For one thing, you usually don’t see the full outcome of your ministry in a place. It comes later, sometimes much later. Moses struggled for decades to coax the Israelite people through the wilderness. But he didn’t inherit their God-given destiny along with them.
For another thing, infallibility doesn’t come with God’s call to ministry. The reason that Moses didn’t enter the Promised Land was that he lost his cool. (Check out Numbers 20:7-12 for the details.) At the risk of sounding blindingly obvious, pastors aren’t perfect.
For yet another thing, sometimes it’s your job as a pastor to get God’s people to go where they don’t want to go.
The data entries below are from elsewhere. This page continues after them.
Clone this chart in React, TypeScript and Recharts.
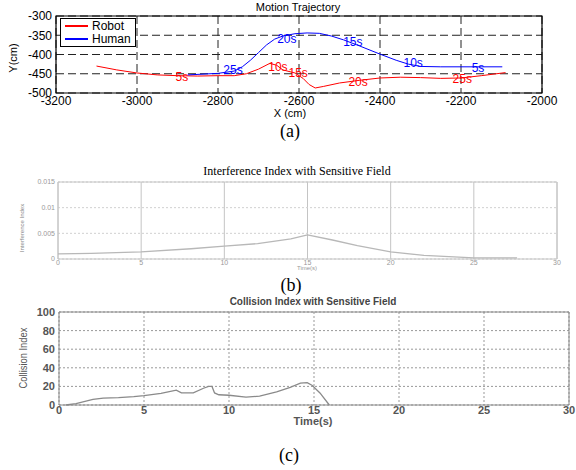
import React from "react";
import {
  LineChart,
  Line,
  XAxis,
  YAxis,
  CartesianGrid,
  ReferenceArea,
  ReferenceDot,
} from "recharts";

// (a) motion trajectory, X/Y in cm
const robotPath = [
  { x: -3100, y: -430 }, { x: -3050, y: -440 }, { x: -3000, y: -448 },
  { x: -2950, y: -453 }, { x: -2900, y: -455 }, { x: -2850, y: -456 },
  { x: -2800, y: -455 }, { x: -2760, y: -455 }, { x: -2730, y: -450 },
  { x: -2700, y: -438 }, { x: -2672, y: -423 }, { x: -2655, y: -428 },
  { x: -2640, y: -440 }, { x: -2610, y: -448 }, { x: -2590, y: -462 },
  { x: -2575, y: -478 }, { x: -2560, y: -487 }, { x: -2540, y: -483 },
  { x: -2500, y: -474 }, { x: -2450, y: -467 }, { x: -2400, y: -461 },
  { x: -2350, y: -459 }, { x: -2300, y: -460 }, { x: -2250, y: -462 },
  { x: -2200, y: -461 }, { x: -2150, y: -455 }, { x: -2090, y: -447 },
];
const humanPath = [
  { x: -2875, y: -453 }, { x: -2800, y: -449 }, { x: -2760, y: -443 },
  { x: -2740, y: -432 }, { x: -2720, y: -415 }, { x: -2700, y: -395 },
  { x: -2680, y: -375 }, { x: -2660, y: -360 }, { x: -2640, y: -352 },
  { x: -2610, y: -346 }, { x: -2580, y: -344 }, { x: -2550, y: -345 },
  { x: -2520, y: -352 }, { x: -2490, y: -362 }, { x: -2450, y: -378 },
  { x: -2400, y: -399 }, { x: -2360, y: -415 }, { x: -2330, y: -425 },
  { x: -2300, y: -431 }, { x: -2250, y: -432 }, { x: -2200, y: -432 },
  { x: -2150, y: -432 }, { x: -2098, y: -432 },
];
const robotMarks = [
  { x: -2889, y: -458, t: "5s" }, { x: -2652, y: -432, t: "10s" },
  { x: -2602, y: -448, t: "15s" }, { x: -2454, y: -471, t: "20s" },
  { x: -2197, y: -464, t: "25s" },
];
const humanMarks = [
  { x: -2158, y: -435, t: "5s" }, { x: -2318, y: -422, t: "10s" },
  { x: -2467, y: -367, t: "15s" }, { x: -2630, y: -360, t: "20s" },
  { x: -2763, y: -440, t: "25s" },
];
const xTicksA = [-3200, -3000, -2800, -2600, -2400, -2200, -2000];
const yTicksA = [-500, -450, -400, -350, -300];

// (b) interference index over time
const interference = [
  { t: 0, v: 0.001 }, { t: 2, v: 0.0011 }, { t: 5, v: 0.00137 },
  { t: 8, v: 0.002 }, { t: 10, v: 0.0025 }, { t: 12, v: 0.003 },
  { t: 14, v: 0.0039 }, { t: 15, v: 0.0047 }, { t: 16.5, v: 0.0037 },
  { t: 18, v: 0.0026 }, { t: 20, v: 0.0014 }, { t: 22, v: 0.0007 },
  { t: 25, v: 0.0002 }, { t: 27.6, v: 0.0002 },
];
const yTicksB = [0, 0.005, 0.01, 0.015];

// (c) collision index over time
const collision = [
  { t: 0.4, v: 0 }, { t: 1, v: 1.5 }, { t: 2, v: 6 }, { t: 2.6, v: 7.5 },
  { t: 3.5, v: 8 }, { t: 4.4, v: 9 }, { t: 5, v: 10 }, { t: 6, v: 12.5 },
  { t: 6.9, v: 16 }, { t: 7.2, v: 13 }, { t: 7.9, v: 13 }, { t: 8.5, v: 18 },
  { t: 8.8, v: 20 }, { t: 9, v: 20 }, { t: 9.15, v: 13 }, { t: 9.4, v: 11 },
  { t: 10, v: 10.5 }, { t: 11, v: 8.5 }, { t: 11.8, v: 9.5 }, { t: 12.8, v: 14 },
  { t: 13.6, v: 19 }, { t: 14.2, v: 23.5 }, { t: 14.6, v: 24 }, { t: 14.9, v: 21 },
  { t: 15.35, v: 13 }, { t: 15.9, v: 0 },
];
const yTicksC = [0, 20, 40, 60, 80, 100];
const timeTicks = [0, 5, 10, 15, 20, 25, 30];

const series = [
  { name: "Robot", color: "#ff0000" },
  { name: "Human", color: "#0000ff" },
];

const SANS = "'Liberation Sans', Arial, sans-serif";
const SERIF = "'Liberation Serif', 'Times New Roman', serif";

function Txt({ x, y, rotate, style, children }: any) {
  return (
    <div
      style={{
        position: "absolute",
        left: x,
        top: y,
        whiteSpace: "nowrap",
        lineHeight: 1,
        transform: `translate(-50%, -50%)${rotate ? " rotate(-90deg)" : ""}`,
        ...style,
      }}
    >
      {children}
    </div>
  );
}

export default function App() {
  return (
    <div
      style={{
        position: "absolute",
        left: 0,
        top: 0,
        width: 576,
        height: 470,
        background: "#fff",
        fontFamily: SANS,
        overflow: "hidden",
      }}
    >
      {/* (a) */}
      <div style={{ position: "absolute", left: 0, top: 0 }}>
        <LineChart width={576} height={140} margin={{ top: 16, right: 34, bottom: 27, left: 0 }}>
          <CartesianGrid stroke="#222" strokeDasharray="8 4" />
          <XAxis
            type="number"
            dataKey="x"
            domain={[-3200, -2000]}
            ticks={xTicksA}
            interval={0}
            height={20}
            tickSize={0}
            tickMargin={3}
            tickLine={false}
            axisLine={false}
            tick={{ fill: "#000", fontSize: 12, fontFamily: SANS }}
          />
          <YAxis
            type="number"
            domain={[-500, -300]}
            ticks={yTicksA}
            interval={0}
            width={56}
            tickSize={2}
            tickMargin={2}
            tickLine={false}
            axisLine={false}
            tick={{ fill: "#000", fontSize: 12, fontFamily: SANS }}
          />
          <ReferenceArea x1={-3200} x2={-2000} y1={-500} y2={-300} fill="none" stroke="#000" strokeWidth={1.2} />
          <Line data={robotPath} dataKey="y" stroke={series[0].color} strokeWidth={1} dot={false} isAnimationActive={false} />
          <Line data={humanPath} dataKey="y" stroke={series[1].color} strokeWidth={1} dot={false} isAnimationActive={false} />
          {robotMarks.map((m) => (
            <ReferenceDot key={"r" + m.t} x={m.x} y={m.y} r={0} label={{ value: m.t, position: "center", fill: series[0].color, fontSize: 12, fontFamily: SANS }} />
          ))}
          {humanMarks.map((m) => (
            <ReferenceDot key={"h" + m.t} x={m.x} y={m.y} r={0} label={{ value: m.t, position: "center", fill: series[1].color, fontSize: 12, fontFamily: SANS }} />
          ))}
        </LineChart>
      </div>
      {/* legend box */}
      <div
        style={{
          position: "absolute",
          left: 60,
          top: 18,
          width: 74,
          height: 27,
          border: "1px solid #000",
          background: "#fff",
          fontSize: 12,
          lineHeight: "12px",
        }}
      >
        {series.map((s, i) => (
          <div key={s.name} style={{ position: "absolute", left: 4, top: 1 + i * 13, height: 12, display: "flex", alignItems: "center" }}>
            <div style={{ width: 23, height: 1.5, background: s.color, marginRight: 4 }} />
            <span>{s.name}</span>
          </div>
        ))}
      </div>
      <Txt x={298} y={7} style={{ fontSize: 11 }}>Motion Trajectory</Txt>
      <Txt x={290} y={113} style={{ fontSize: 11 }}>X (cm)</Txt>
      <Txt x={13} y={58} rotate style={{ fontSize: 11 }}>Y(cm)</Txt>
      <Txt x={290} y={131} style={{ fontSize: 18, fontFamily: SERIF }}>(a)</Txt>

      {/* (b) */}
      <div style={{ position: "absolute", left: 0, top: 160 }}>
        <LineChart width={576} height={120} data={interference} margin={{ top: 22, right: 19, bottom: 9, left: 0 }}>
          <CartesianGrid horizontal={false} stroke="#c4c4c4" />
          <CartesianGrid vertical={false} stroke="#d0d0d0" strokeDasharray="2 2" />
          <XAxis
            type="number"
            dataKey="t"
            domain={[0, 30]}
            ticks={timeTicks}
            interval={0}
            height={12}
            tickSize={0}
            tickMargin={1}
            tickLine={false}
            axisLine={false}
            tick={{ fill: "#999", fontSize: 7, fontFamily: SANS }}
          />
          <YAxis
            type="number"
            domain={[0, 0.015]}
            ticks={yTicksB}
            interval={0}
            width={58}
            tickSize={1}
            tickMargin={2}
            tickLine={false}
            axisLine={false}
            tick={{ fill: "#999", fontSize: 7, fontFamily: SANS }}
          />
          <ReferenceArea x1={0} x2={30} y1={0} y2={0.015} fill="none" stroke="#c4c4c4" />
          <Line dataKey="v" stroke="#b8b8b8" strokeWidth={1.3} dot={false} isAnimationActive={false} />
        </LineChart>
      </div>
      <Txt x={297} y={171} style={{ fontSize: 12, fontFamily: SERIF }}>Interference Index with Sensitive Field</Txt>
      <Txt x={307} y={268} style={{ fontSize: 6, color: "#999" }}>Time(s)</Txt>
      <Txt x={22} y={228} rotate style={{ fontSize: 6, color: "#888" }}>Interference Index</Txt>
      <Txt x={291} y={285} style={{ fontSize: 18, fontFamily: SERIF }}>(b)</Txt>

      {/* (c) */}
      <div style={{ position: "absolute", left: 0, top: 295 }}>
        <LineChart width={576} height={140} data={collision} margin={{ top: 17, right: 7, bottom: 12, left: 0 }}>
          <CartesianGrid stroke="#999" strokeDasharray="2 2" />
          <XAxis
            type="number"
            dataKey="t"
            domain={[0, 30]}
            ticks={timeTicks}
            interval={0}
            height={18}
            tickSize={0}
            tickMargin={1}
            tickLine={false}
            axisLine={false}
            tick={{ fill: "#555", fontSize: 11, fontWeight: "bold", fontFamily: SANS }}
          />
          <YAxis
            type="number"
            domain={[0, 100]}
            ticks={yTicksC}
            interval={0}
            width={59}
            tickSize={1}
            tickMargin={3}
            tickLine={false}
            axisLine={false}
            tick={{ fill: "#555", fontSize: 11, fontWeight: "bold", fontFamily: SANS }}
          />
          <ReferenceArea x1={0} x2={30} y1={0} y2={100} fill="none" stroke="#888" />
          <Line dataKey="v" stroke="#8a8a8a" strokeWidth={1.3} dot={false} isAnimationActive={false} />
        </LineChart>
      </div>
      <Txt x={313} y={302} style={{ fontSize: 10, fontWeight: "bold", color: "#444" }}>Collision Index with Sensitive Field</Txt>
      <Txt x={313} y={421} style={{ fontSize: 11, fontWeight: "bold", color: "#555" }}>Time(s)</Txt>
      <Txt x={23} y={358} rotate style={{ fontSize: 11, color: "#555", transform: "translate(-50%, -50%) rotate(-90deg) scaleX(0.85)" }}>Collision Index</Txt>
      <Txt x={289} y={455} style={{ fontSize: 18, fontFamily: SERIF }}>(c)</Txt>
    </div>
  );
}
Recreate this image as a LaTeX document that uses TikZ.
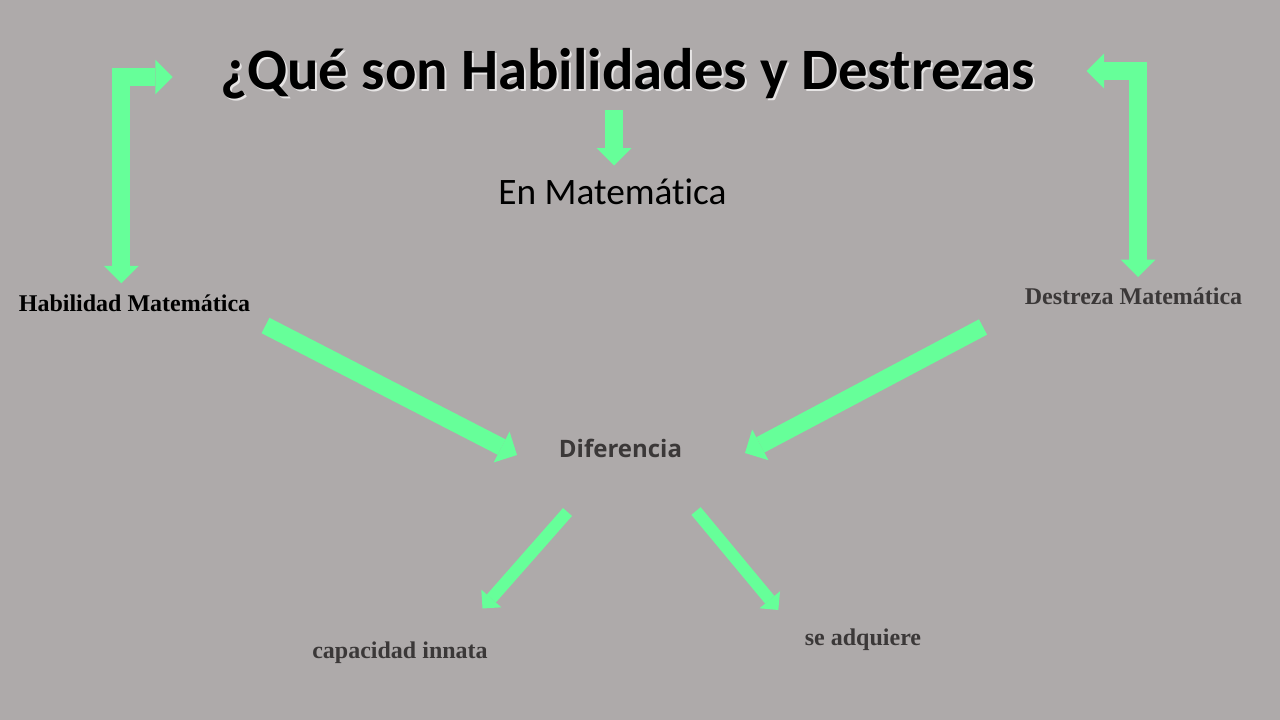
\documentclass[tikz,border=0pt]{standalone}
\usepackage{fontspec}
\usepackage{xcolor}
\setmainfont{Liberation Serif}
\newfontfamily\calibri[RawFeature={-liga;-clig;-dlig}]{Carlito}
\newfontfamily\opensans{Open Sans}
\usetikzlibrary{arrows.meta,positioning}
\definecolor{fondo}{HTML}{AEAAAA}
\definecolor{verde}{HTML}{66FF99}
\definecolor{gris}{HTML}{3B3838}
\tikzset{
	punta/.tip={Triangle[width=26pt,length=13pt,line width=0pt]},
	puntita/.tip={Triangle[width=20pt,length=10pt,line width=0pt]},
	flecha/.style={draw=verde,line width=13pt,-punta},
	flechita/.style={draw=verde,line width=9pt,-puntita},
	doble/.style={draw=verde,line width=13.5pt,line join=miter,punta-punta},
	etiqueta/.style={anchor=base,inner sep=0pt,font=\fontsize{18}{21}\selectfont\bfseries}
}

\begin{document}
\begin{tikzpicture}[x=0.75pt,y=-0.75pt]
\fill[fondo] (0,0) rectangle (1280,720);
\useasboundingbox (0,0) rectangle (1280,720);
\node[anchor=base,inner sep=0pt,text=white!70!fondo,font=\calibri\fontsize{44}{50}\selectfont\bfseries] (sombra) at (629.5,92) {¿Qué son Habilidades y Destrezas};
\node[anchor=base,inner sep=0pt,font=\calibri\fontsize{44}{50}\selectfont\bfseries] (titulo) at (627.5,90) {¿Qué son Habilidades y Destrezas};
\node[anchor=base,inner sep=0pt,font=\calibri\fontsize{28}{32}\selectfont] (enmat) at (612.5,205) {En Matemática};
\node[etiqueta] (hab) at (134.5,311) {Habilidad Matemática};
\node[etiqueta,text=gris] (des) at (1133.5,304) {Destreza Matemática};
\node[etiqueta,text=gris,font=\opensans\fontsize{18}{21}\selectfont\bfseries] (dif) at (620.5,457) {Diferencia};
\node[etiqueta,text=gris] (inn) at (400,658) {capacidad innata};
\node[etiqueta,text=gris] (adq) at (863,645) {se adquiere};
\coordinate (hab1) at (121.3,283.3);
\coordinate (hab2) at (172.7,77);
\coordinate (des1) at (1138,277);
\coordinate (des2) at (1086.7,71);
\coordinate (tit1) at (614,110);
\coordinate (tit2) at (614,165.5);
\coordinate (hd1) at (265.5,325.5);
\coordinate (hd2) at (517,455);
\coordinate (dd1) at (983,327);
\coordinate (dd2) at (745,453);
\coordinate (di1) at (567.5,512);
\coordinate (di2) at (482.5,608.5);
\coordinate (da1) at (696,511);
\coordinate (da2) at (778.3,610);
\draw[doble] (hab1) |- (hab2);
\draw[doble] (des1) |- (des2);
\draw[flecha] (tit1) -- (tit2);
\draw[flecha] (hd1) -- (hd2);
\draw[flecha] (dd1) -- (dd2);
\draw[flechita] (di1) -- (di2);
\draw[flechita] (da1) -- (da2);
\end{tikzpicture}
\end{document}
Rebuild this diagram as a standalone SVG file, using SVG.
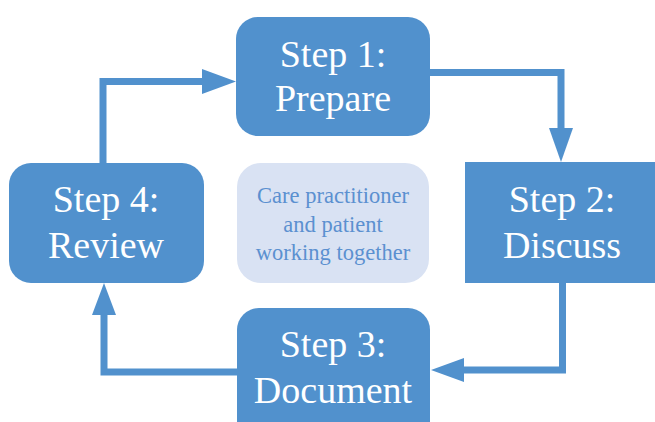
<svg xmlns="http://www.w3.org/2000/svg" width="655" height="422" viewBox="0 0 655 422">
<defs>
<style>
.box{fill:#5191cd;}
.lt{fill:#d9e2f3;}
.t{font-family:"Liberation Serif",serif;font-size:38px;fill:#ffffff;text-anchor:middle;}
.c{font-family:"Liberation Serif",serif;font-size:22.5px;fill:#5b90d0;text-anchor:middle;}
.ln{fill:none;stroke:#5191cd;stroke-width:7;}
.hd{fill:#5191cd;}
</style>
</defs>
<rect width="655" height="422" fill="#ffffff"/>
<g id="connectors">
<polyline class="ln" points="103,164 103,81.5 205,81.5"/>
<polygon class="hd" points="202,69 236,81.5 202,94"/>
<polyline class="ln" points="430,72.5 561,72.5 561,130"/>
<polygon class="hd" points="549,128 573,128 561,162"/>
<polyline class="ln" points="562.5,283 562.5,370 462,370"/>
<polygon class="hd" points="464,358 464,382 431,370"/>
<polyline class="ln" points="237,372 104,372 104,313"/>
<polygon class="hd" points="92,315 116,315 104,283"/>
</g>
<g id="step1">
<rect class="box" x="236" y="17" width="194" height="119" rx="22"/>
<text class="t" x="333" y="67">Step 1:</text>
<text class="t" x="333" y="111">Prepare</text>
</g>
<g id="step2">
<rect class="box" x="465" y="162" width="195" height="121"/>
<text class="t" x="562" y="212">Step 2:</text>
<text class="t" x="562" y="258">Discuss</text>
</g>
<g id="step3">
<rect class="box" x="237" y="308" width="193" height="140" rx="22"/>
<text class="t" x="333" y="357">Step 3:</text>
<text class="t" x="333" y="403">Document</text>
</g>
<g id="step4">
<rect class="box" x="9" y="163" width="195" height="120" rx="22"/>
<text class="t" x="106" y="212">Step 4:</text>
<text class="t" x="106" y="258">Review</text>
</g>
<g id="center">
<rect class="lt" x="237" y="163" width="192" height="120" rx="24"/>
<text class="c" x="333" y="203">Care practitioner</text>
<text class="c" x="333" y="232">and patient</text>
<text class="c" x="333" y="260">working together</text>
</g>
</svg>
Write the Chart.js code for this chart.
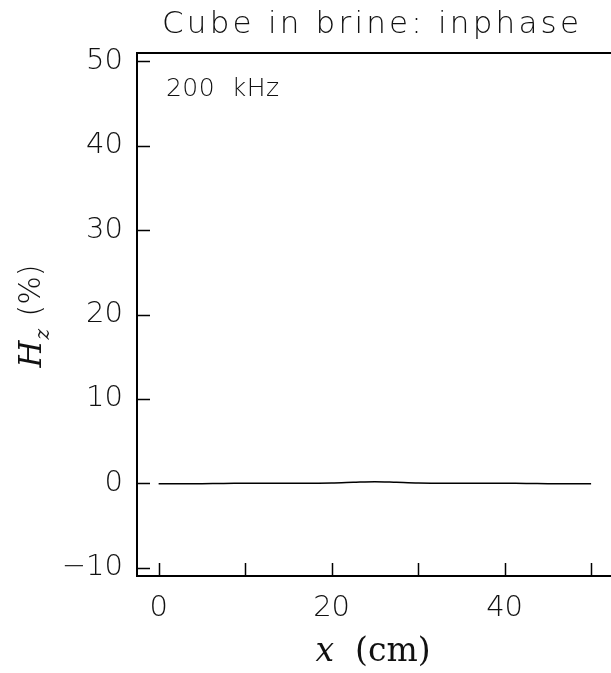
<!DOCTYPE html>
<html>
<head>
<meta charset="utf-8">
<script src="https://cdn.jsdelivr.net/npm/chart.js@4.4.1/dist/chart.umd.min.js"></script>
<style>
  html, body { margin: 0; padding: 0; background: #fff; overflow: hidden; }
  #wrap { width: 611px; height: 673px; position: relative; }
</style>
</head>
<body>
<div id="wrap"><canvas id="hzChart"></canvas></div>
<script>
// profile along x (cm) and inphase Hz (%)
const xPos = [0, 2.5, 5, 7.5, 10, 12.5, 15, 17.5, 20, 22.5, 25, 27.5, 30, 32.5, 35, 37.5, 40, 42.5, 45, 47.5, 50];
const hzInphase = [-0.05, -0.05, -0.05, -0.03, 0, 0, 0, 0, 0.02, 0.1, 0.18, 0.1, 0.02, 0, 0, 0, 0, -0.03, -0.05, -0.05, -0.05];
const xTickLabels = { 0: '0', 20: '20', 40: '40' };
const yTickLabels = { '-10': '\u221210', 0: '0', 10: '10', 20: '20', 30: '30', 40: '40', 50: '50' };

const chartTitle = 'Cube in brine: inphase';
const freqLabel = '200  kHz';

const thinFont = '"DejaVu Sans", sans-serif';
const serifFont = '"DejaVu Serif", serif';

// spread a string's letters so it spans [x0, x1]
function spreadText(ctx, text, x0, x1, y) {
  const chars = text.split('');
  const widths = chars.map(c => ctx.measureText(c).width);
  const total = widths.reduce((s, w) => s + w, 0);
  const gap = (x1 - x0 - total) / (chars.length - 1);
  let x = x0;
  chars.forEach((c, i) => { ctx.fillText(c, x, y); x += widths[i] + gap; });
}

// frame, inward ticks and the mixed-font labels
const framePlugin = {
  id: 'frame',
  afterDraw(chart) {
    const { ctx, chartArea: a } = chart;
    const xs = chart.scales.x, ys = chart.scales.y;
    ctx.save();
    ctx.strokeStyle = '#000';
    ctx.lineWidth = 2;
    ctx.beginPath();
    ctx.moveTo(a.right + 2, a.top);
    ctx.lineTo(a.left, a.top);
    ctx.lineTo(a.left, a.bottom);
    ctx.lineTo(a.right + 2, a.bottom);
    ctx.stroke();

    ctx.lineWidth = 1.5;
    ctx.beginPath();
    xs.ticks.forEach(t => {
      const px = Math.round(xs.getPixelForValue(t.value)) + 0.5;
      ctx.moveTo(px, a.bottom);
      ctx.lineTo(px, a.bottom - 13);
    });
    ys.ticks.forEach(t => {
      const py = Math.round(ys.getPixelForValue(t.value)) + 0.5;
      ctx.moveTo(a.left, py);
      ctx.lineTo(a.left + 13, py);
    });
    ctx.stroke();

    ctx.fillStyle = '#111';
    ctx.textBaseline = 'alphabetic';
    ctx.textAlign = 'left';
    ctx.font = '200 25px ' + thinFont;
    spreadText(ctx, freqLabel, 166, 279, 96);

    ctx.font = '200 31px ' + thinFont;
    spreadText(ctx, chartTitle, 162, 579, 33);

    // x axis title: x (cm)
    ctx.font = 'italic 33px ' + serifFont;
    const xw = ctx.measureText('x').width;
    ctx.font = '33px ' + serifFont;
    const cw = ctx.measureText('  (cm)').width;
    const sx = 373 - (xw + cw) / 2;
    ctx.font = 'italic 33px ' + serifFont;
    ctx.fillText('x', sx, 661);
    ctx.font = '33px ' + serifFont;
    ctx.fillText('  (cm)', sx + xw, 661);

    // y axis title: Hz (%)
    ctx.translate(41, 318);
    ctx.rotate(-Math.PI / 2);
    ctx.font = 'italic 31px ' + serifFont;
    const hw = ctx.measureText('H').width;
    ctx.font = 'italic 20px ' + serifFont;
    const zw = ctx.measureText('z').width;
    ctx.font = '200 30px ' + thinFont;
    const pw = ctx.measureText(' (%)').width;
    const ty = -(hw + zw + pw) / 2;
    ctx.font = 'italic 31px ' + serifFont;
    ctx.fillText('H', ty, 0);
    ctx.font = 'italic 20px ' + serifFont;
    ctx.fillText('z', ty + hw + 1, 8);
    ctx.font = '200 30px ' + thinFont;
    ctx.fillText(' (%)', ty + hw + zw + 4, -1);
    ctx.restore();
  }
};

new Chart(document.getElementById('hzChart'), {
  type: 'scatter',
  data: {
    datasets: [{
      data: xPos.map((x, i) => ({ x, y: hzInphase[i] })),
      showLine: true,
      borderColor: '#000',
      borderWidth: 1.5,
      pointRadius: 0,
      tension: 0.3
    }]
  },
  options: {
    responsive: true,
    maintainAspectRatio: false,
    animation: false,
    layout: { padding: { top: 53, right: 0, left: 0, bottom: 0 } },
    plugins: { legend: { display: false }, tooltip: { enabled: false } },
    scales: {
      x: {
        type: 'linear',
        min: -2.5,
        max: 52.3,
        grid: { display: false, drawTicks: false },
        border: { display: false },
        afterFit: s => { s.height = 97; },
        ticks: {
          stepSize: 10,
          includeBounds: false,
          autoSkip: false,
          maxRotation: 0,
          padding: 15,
          color: '#111',
          font: { family: thinFont, size: 29, weight: '200' },
          callback: v => xTickLabels[v] ?? ''
        }
      },
      y: {
        min: -11,
        max: 51,
        grid: { display: false, drawTicks: false },
        border: { display: false },
        afterFit: s => { s.width = 137; },
        ticks: {
          stepSize: 10,
          includeBounds: false,
          padding: 14,
          color: '#111',
          font: { family: thinFont, size: 29, weight: '200' },
          callback: v => yTickLabels[v] ?? ''
        }
      }
    }
  },
  plugins: [framePlugin]
});
</script>
</body>
</html>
While they wandered, the people constantly complained. They dreamed of going back to Egypt… you know, back to slavery. It’s tragic but also understandable that Moses lost it.
Moses: called by God for a pivotal season, yet flawed like the rest of us.
Like many of you, I’ve seen several lead pastors come and go. We’ve been joyfully aware of their strengths. We’ve been keenly aware of their weaknesses. Each one got some things right. Each one got some things wrong. But every single one of them shaped PTCUMC in ways that have not yet been fully revealed.
We will see the fruit of Pastor Mark’s ministry unfolding for years to come. We will see the same for Pastor Matt after he moves on to another field someday down the line. I hope we will be in constant prayer for Mark, Matt, and for every pastor that comes here to serve.
Lord knows they need it. Not because there’s something wrong with PTCUMC (though we aren’t perfect, either), but because pastoring is a hard job.